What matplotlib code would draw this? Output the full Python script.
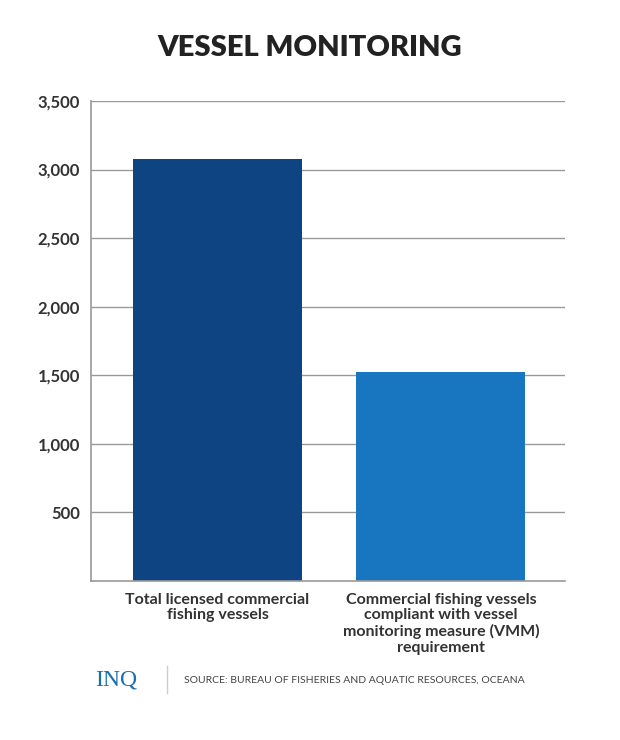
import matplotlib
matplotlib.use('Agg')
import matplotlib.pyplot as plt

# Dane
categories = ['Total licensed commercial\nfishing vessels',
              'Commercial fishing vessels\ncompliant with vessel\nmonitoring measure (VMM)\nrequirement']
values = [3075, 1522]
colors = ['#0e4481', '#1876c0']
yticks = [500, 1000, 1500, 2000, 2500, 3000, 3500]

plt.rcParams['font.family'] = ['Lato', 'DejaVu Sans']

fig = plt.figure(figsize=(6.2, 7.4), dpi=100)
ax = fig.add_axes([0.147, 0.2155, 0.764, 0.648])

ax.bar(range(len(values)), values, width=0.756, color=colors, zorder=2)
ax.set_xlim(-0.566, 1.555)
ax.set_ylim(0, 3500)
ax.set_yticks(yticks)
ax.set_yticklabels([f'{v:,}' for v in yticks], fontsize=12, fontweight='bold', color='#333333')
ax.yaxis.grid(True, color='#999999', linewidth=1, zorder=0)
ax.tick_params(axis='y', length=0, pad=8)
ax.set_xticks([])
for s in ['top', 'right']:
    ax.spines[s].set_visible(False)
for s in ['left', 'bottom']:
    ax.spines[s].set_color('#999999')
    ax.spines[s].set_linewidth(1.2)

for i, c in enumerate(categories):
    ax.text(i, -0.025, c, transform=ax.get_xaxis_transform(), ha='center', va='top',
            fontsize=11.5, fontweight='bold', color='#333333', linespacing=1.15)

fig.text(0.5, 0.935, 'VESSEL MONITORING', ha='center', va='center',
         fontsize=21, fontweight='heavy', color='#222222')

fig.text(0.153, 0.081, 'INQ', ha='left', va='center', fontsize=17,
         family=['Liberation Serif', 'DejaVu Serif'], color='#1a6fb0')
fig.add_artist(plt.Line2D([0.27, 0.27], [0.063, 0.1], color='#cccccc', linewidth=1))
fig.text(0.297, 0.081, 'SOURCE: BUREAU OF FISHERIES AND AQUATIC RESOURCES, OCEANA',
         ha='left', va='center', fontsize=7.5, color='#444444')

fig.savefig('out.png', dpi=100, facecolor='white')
----------------
→ Directions
Reply with the number of lines in the material above that contain "matplotlib", and nothing more.

→ Answer to the task
4